ひとつのことに極端に集中して資源配分する力
雑念や打算もすべて忘れて対象に没入する。
意識的にバランスを崩す。(バランスを崩さなければ最初の1歩は永遠にこない)
1歩目を出したら、中長期でバランス戻しの1歩を出せばいい。

努力力

どんなテーマが与えられても努力を惜しまない力
他人の4倍努力する。
バランスを崩すため。バランスを崩せない=ビジネススキル評論家、優等生
実現条件
・努力へのエンジン点火(ネガティブ感情:劣等感、敗北感、焦りなど)
・エンジンを回すガソリン(競争心、闘争本能)
・挑戦を持続させるもの(血湧き肉踊る夢)
努力力の中身
・地味な下積みもいとわない
・仕事をもぎ取る積極性
・自分の金を投資する姿勢
努力力発揮体験で学ぶべきこと
・限界値への挑戦経験
・報われる成功経験

学習力

新しいものを効率よく学ぶ力
次々に難しい課題に挑戦して学ぶ。
学習力3段階
1. 要約して覚える学習
・最低限の力を効率よく。
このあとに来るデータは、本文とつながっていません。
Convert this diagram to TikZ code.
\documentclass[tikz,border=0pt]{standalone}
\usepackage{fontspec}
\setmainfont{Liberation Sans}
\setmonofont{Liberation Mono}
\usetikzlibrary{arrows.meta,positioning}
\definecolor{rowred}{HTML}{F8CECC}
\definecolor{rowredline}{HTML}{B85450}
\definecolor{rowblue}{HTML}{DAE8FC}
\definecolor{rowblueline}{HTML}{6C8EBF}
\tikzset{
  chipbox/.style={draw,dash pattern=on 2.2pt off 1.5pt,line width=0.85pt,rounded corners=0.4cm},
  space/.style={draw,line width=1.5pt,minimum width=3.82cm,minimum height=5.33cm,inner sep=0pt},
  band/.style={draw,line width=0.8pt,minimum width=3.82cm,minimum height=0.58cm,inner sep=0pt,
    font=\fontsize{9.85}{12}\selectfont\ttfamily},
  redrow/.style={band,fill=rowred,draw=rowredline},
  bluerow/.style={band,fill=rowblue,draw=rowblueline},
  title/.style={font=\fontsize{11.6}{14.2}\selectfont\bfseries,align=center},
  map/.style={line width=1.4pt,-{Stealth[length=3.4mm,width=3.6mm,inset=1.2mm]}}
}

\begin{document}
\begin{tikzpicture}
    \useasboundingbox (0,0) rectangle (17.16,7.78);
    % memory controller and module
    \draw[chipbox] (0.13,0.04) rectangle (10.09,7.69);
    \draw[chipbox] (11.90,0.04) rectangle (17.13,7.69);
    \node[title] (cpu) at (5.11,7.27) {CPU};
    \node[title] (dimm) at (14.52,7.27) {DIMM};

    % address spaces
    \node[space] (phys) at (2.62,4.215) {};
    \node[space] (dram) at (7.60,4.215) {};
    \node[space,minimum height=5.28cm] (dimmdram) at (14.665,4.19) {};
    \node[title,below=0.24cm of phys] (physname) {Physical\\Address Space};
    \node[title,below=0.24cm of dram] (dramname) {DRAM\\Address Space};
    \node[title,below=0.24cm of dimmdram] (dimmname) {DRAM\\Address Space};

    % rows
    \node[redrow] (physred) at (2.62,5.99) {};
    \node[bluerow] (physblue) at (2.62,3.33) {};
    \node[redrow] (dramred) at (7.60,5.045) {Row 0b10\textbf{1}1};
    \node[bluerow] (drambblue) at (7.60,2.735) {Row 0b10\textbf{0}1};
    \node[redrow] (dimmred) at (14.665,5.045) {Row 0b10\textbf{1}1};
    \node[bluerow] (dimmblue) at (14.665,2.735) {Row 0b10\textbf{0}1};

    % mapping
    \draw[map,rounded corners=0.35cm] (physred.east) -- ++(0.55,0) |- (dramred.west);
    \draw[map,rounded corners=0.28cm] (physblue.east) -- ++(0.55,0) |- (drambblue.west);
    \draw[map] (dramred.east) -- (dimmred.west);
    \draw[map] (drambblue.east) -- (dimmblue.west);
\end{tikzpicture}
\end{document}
理解は浅い
2. 相手の頭で考える学習
・学ぶ対象と完全に同化しようとする学習
・論理やプロセスを完全に追跡し、頭で再現
・時間効率は極めて悪いが、理解は深い
3. 自分の頭で考える学習
・自分の見方で対象を理解する学習。
・ざっと目を通し、「要するに何が言いたいのか」をじっと考え、一言のメッセージから
逆に細かいところを理解する
・時間効率はよく、理解も深い
・修練が必要。努力力、極端力を突き詰めた人間にのみ贈られる。

※読んでいて「本を読む本」を思い出しました。(著者も意識している?)

本を読む本 (講談社学術文庫)

本を読む本 (講談社学術文庫)

受容力

極端力の反作用を受け入れるだけの達観できる力
・どうにも出来ないことは受け入れる。
・自分の力で直そうとすると破綻への道になることも。

この4つを合わせた苦労力を20代は学ぶべき。

■所感

「生き急ぎ」が20代に対する問題と書いてありましたが、それはこの本で言う世間の情報に踊らされた生き急ぎ、
ステータスを追い求めた生き急ぎ、人生の早い段階で成功してまとめてしまおうという生き急ぎ、であり、基本的には
「生き急ぎ」は必要なことなのではないかと思います。
いい意味で生き急がないと成功(ステータス的な意味ではなく)は不可能でしょうからね。

本書のメッセージの1つは

「正しい方向へ生き急げ」

そう言い換えられるかもしれません。


また、知の高速道路(インターネットの普及がもたらした学習の高速道路と大渋滞
における大渋滞から頭一つ抜け出すのに必要なのは、本書に出てくるような「仕事筋」・「マシン性能」というのが一つの回答に成り得る
かもしれないと思いました。


また一方で、こんなエントリも最近読みまして。
ココ↑に記載されていたものを読んだだけでも。。
男性も女性も大変。(^^;)

情報に踊らされていい意味(?)でステータス追っかけて少子化対策に貢献!

て輩がいても不思議じゃないですけどね^^

私は著者の言うような40代で大成できるような人間を目指します。